— Start Supplied entries —
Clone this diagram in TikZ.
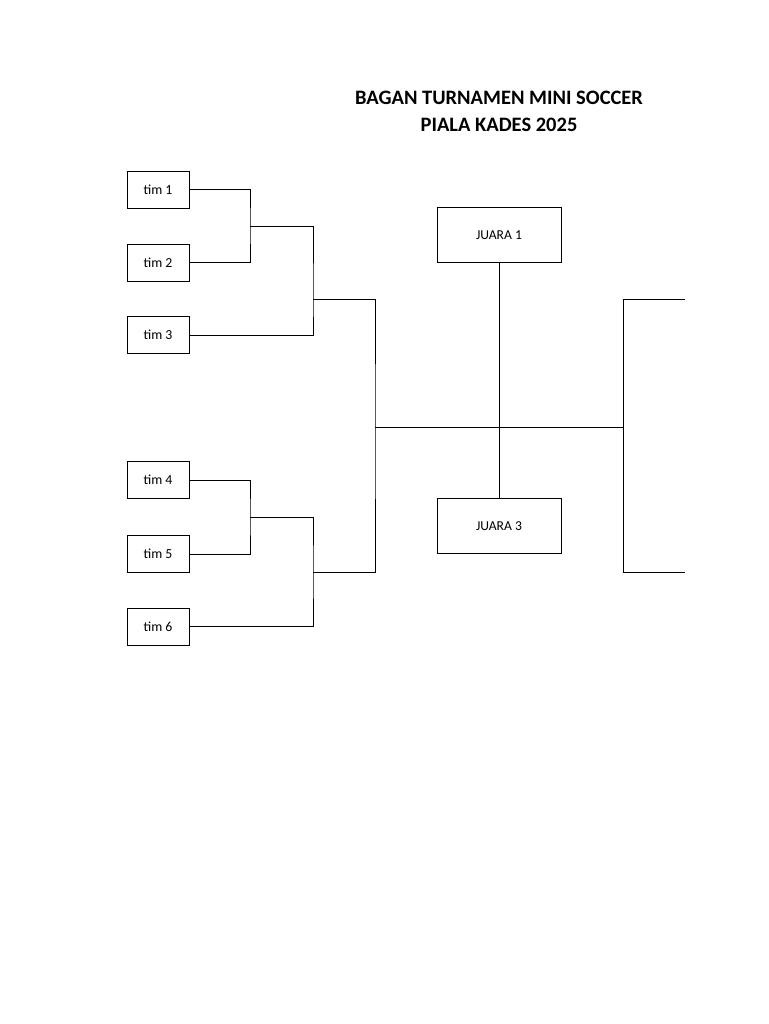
— End Supplied entries —
— Start Supplied entries —
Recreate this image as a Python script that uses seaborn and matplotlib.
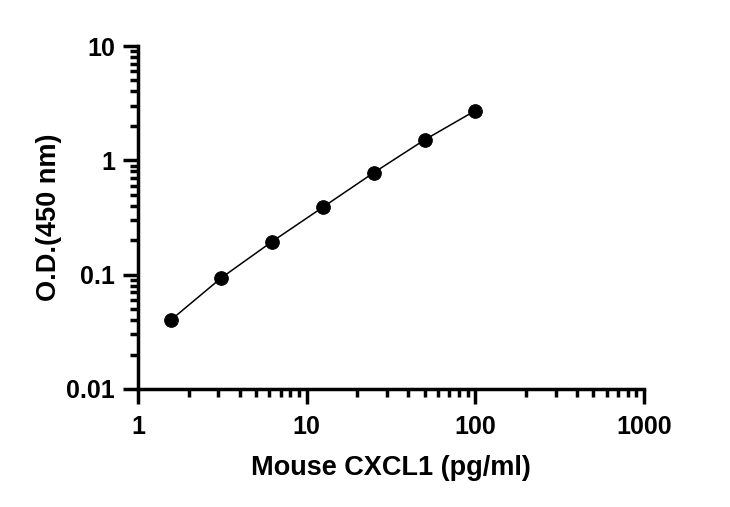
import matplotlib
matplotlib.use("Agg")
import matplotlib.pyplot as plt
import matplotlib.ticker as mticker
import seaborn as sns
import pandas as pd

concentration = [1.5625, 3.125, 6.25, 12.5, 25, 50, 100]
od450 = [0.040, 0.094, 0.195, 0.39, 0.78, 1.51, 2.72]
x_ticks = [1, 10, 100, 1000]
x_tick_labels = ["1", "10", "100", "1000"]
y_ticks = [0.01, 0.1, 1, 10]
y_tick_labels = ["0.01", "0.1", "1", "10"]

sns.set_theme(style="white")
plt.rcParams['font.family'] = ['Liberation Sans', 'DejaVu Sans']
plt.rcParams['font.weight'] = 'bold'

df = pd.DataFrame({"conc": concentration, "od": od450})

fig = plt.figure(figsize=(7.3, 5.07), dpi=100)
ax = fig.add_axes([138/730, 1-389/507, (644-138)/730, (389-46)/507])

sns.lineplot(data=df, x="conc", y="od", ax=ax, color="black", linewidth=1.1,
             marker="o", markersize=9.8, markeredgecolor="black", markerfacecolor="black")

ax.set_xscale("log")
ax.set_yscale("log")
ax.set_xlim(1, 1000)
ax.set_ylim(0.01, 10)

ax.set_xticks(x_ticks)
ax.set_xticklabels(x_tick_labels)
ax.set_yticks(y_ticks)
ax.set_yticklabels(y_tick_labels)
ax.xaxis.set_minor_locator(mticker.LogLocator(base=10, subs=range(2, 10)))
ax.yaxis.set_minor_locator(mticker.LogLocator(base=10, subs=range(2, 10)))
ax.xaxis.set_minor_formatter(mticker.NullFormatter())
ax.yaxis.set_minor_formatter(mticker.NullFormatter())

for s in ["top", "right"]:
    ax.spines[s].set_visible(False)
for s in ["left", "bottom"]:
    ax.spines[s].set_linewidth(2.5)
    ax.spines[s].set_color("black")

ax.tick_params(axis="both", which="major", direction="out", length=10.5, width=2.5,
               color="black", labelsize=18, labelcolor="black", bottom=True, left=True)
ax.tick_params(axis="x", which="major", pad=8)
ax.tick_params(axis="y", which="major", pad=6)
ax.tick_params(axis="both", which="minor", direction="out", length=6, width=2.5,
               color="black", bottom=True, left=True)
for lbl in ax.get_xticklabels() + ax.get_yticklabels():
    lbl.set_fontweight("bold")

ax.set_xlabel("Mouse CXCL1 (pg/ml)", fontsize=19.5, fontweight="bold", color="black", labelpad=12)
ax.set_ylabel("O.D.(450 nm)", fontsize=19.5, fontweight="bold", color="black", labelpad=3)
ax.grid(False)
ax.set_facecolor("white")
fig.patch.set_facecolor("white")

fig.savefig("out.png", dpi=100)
— End Supplied entries —
▶ [Given instruction]: Restate word for word the lines that begin at the one with "Recreate this image" and end at the one with "ax.set_ylim(0.01, 10)", including both, and leave every picture aside.

▶ [Task response]:
Recreate this image as a Python script that uses seaborn and matplotlib.
import matplotlib
matplotlib.use("Agg")
import matplotlib.pyplot as plt
import matplotlib.ticker as mticker
import seaborn as sns
import pandas as pd

concentration = [1.5625, 3.125, 6.25, 12.5, 25, 50, 100]
od450 = [0.040, 0.094, 0.195, 0.39, 0.78, 1.51, 2.72]
x_ticks = [1, 10, 100, 1000]
x_tick_labels = ["1", "10", "100", "1000"]
y_ticks = [0.01, 0.1, 1, 10]
y_tick_labels = ["0.01", "0.1", "1", "10"]

sns.set_theme(style="white")
plt.rcParams['font.family'] = ['Liberation Sans', 'DejaVu Sans']
plt.rcParams['font.weight'] = 'bold'

df = pd.DataFrame({"conc": concentration, "od": od450})

fig = plt.figure(figsize=(7.3, 5.07), dpi=100)
ax = fig.add_axes([138/730, 1-389/507, (644-138)/730, (389-46)/507])

sns.lineplot(data=df, x="conc", y="od", ax=ax, color="black", linewidth=1.1,
             marker="o", markersize=9.8, markeredgecolor="black", markerfacecolor="black")

ax.set_xscale("log")
ax.set_yscale("log")
ax.set_xlim(1, 1000)
ax.set_ylim(0.01, 10)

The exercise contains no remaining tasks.